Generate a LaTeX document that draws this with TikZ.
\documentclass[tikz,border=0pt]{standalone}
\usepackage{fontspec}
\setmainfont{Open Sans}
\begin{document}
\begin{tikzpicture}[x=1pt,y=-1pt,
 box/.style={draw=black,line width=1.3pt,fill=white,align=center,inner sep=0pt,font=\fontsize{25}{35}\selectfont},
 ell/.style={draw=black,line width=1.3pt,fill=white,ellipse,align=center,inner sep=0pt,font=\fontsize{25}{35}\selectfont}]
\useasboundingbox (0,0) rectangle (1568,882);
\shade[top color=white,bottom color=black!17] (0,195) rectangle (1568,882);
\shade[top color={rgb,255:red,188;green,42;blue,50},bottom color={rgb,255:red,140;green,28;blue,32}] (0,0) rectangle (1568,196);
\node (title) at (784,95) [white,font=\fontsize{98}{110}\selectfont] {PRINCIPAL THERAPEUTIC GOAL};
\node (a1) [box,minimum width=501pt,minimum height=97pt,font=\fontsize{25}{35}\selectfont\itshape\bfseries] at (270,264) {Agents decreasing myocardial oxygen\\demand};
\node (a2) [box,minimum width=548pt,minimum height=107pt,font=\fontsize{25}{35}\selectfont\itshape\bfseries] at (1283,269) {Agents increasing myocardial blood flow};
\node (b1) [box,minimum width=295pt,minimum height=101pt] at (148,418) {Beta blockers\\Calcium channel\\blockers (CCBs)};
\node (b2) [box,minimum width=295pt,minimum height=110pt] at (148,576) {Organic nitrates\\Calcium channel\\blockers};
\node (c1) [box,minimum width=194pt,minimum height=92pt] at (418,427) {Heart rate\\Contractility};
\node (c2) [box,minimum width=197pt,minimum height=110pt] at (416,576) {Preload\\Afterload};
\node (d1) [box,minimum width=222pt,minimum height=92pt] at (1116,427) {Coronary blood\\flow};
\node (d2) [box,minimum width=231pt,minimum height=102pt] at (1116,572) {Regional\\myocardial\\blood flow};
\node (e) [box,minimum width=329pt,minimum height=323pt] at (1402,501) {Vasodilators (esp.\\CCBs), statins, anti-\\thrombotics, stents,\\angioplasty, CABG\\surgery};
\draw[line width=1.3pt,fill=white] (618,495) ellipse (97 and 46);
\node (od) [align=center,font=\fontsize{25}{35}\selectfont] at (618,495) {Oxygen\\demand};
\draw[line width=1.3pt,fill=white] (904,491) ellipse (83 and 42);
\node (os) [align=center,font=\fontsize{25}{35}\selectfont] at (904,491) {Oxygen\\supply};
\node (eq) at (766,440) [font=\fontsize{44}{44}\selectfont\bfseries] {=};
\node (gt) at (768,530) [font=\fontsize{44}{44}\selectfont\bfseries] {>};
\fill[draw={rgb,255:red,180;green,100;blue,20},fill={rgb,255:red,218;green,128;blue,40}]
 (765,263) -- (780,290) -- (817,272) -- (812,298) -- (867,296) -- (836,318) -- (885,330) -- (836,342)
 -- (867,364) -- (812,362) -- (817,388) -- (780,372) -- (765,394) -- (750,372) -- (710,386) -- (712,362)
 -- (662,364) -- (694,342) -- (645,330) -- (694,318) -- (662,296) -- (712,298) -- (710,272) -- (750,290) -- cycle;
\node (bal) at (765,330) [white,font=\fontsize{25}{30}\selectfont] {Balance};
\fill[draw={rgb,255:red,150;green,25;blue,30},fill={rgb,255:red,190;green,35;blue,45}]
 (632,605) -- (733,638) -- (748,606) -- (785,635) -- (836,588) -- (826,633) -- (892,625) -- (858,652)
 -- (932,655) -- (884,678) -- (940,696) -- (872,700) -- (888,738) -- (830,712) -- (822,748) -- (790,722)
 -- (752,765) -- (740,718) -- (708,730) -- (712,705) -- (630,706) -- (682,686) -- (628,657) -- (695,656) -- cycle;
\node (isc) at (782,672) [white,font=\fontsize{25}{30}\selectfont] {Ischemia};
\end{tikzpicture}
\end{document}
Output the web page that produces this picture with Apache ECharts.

• _What to work on_
Every line holding "this" should be copied out.

• _Completed exercise_
Generate a LaTeX document that draws this with TikZ.
Output the web page that produces this picture with Apache ECharts.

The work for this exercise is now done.